What is Sandplay Therapy?
Sandplay therapy is a recognized therapeutic modality for both children and adults, based on the psychology of C.G. Jung and developed by the Swiss psychotherapist and teacher Dora Kalff.
Sandplay therapy establishes a safe and protected space, where the complexities of the inner world are explored and integrated into the psyche for emotional healing. Clients place miniature figurines in a small sandbox to express confusing feelings and inner experiences. This creates a visual representation of the psyche’s contents and reveals unconscious concerns that are inaccessible any other way.
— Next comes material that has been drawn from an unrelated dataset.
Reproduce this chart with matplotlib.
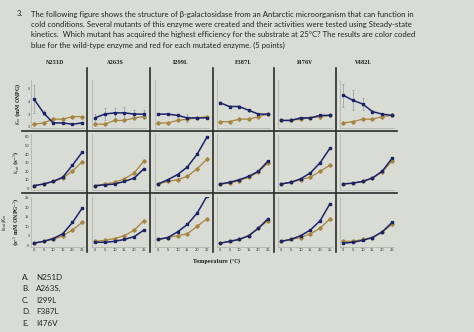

As materials contained in the unconscious emerges visually and symbolically, it is integrated into a person’s sense of self and can be activated to elicit behavioral change.
Research evidence from a number of studies suggest that the use of sandplay has been successfully used with a range of disorders and a variety of situations among children and adults, including adjustment disorders, affective disorders, eating disorder and abuse. Moreover, the use of sandplay allows the individual an opportunity to be in control, to problem solve, regulate emotions, and master the skills of containing emotional and psychological energy.
What is Solution Focused Therapy?
As the name suggests, SFBT is future-focused, goal-directed, and focuses on solutions, rather than on the problems that brought clients to seek therapy.
It is described as a practical, goal-driven model, a hallmark of SFBT is its emphasis on clear, concise, realistic goal negotiations. The SFBT approach assumes that all clients have some knowledge of what would make their life better, even though they may need some (at times, considerable) help describing the details of their better life and that everyone who seeks help already possesses at least the minimal skills necessary to create solutions.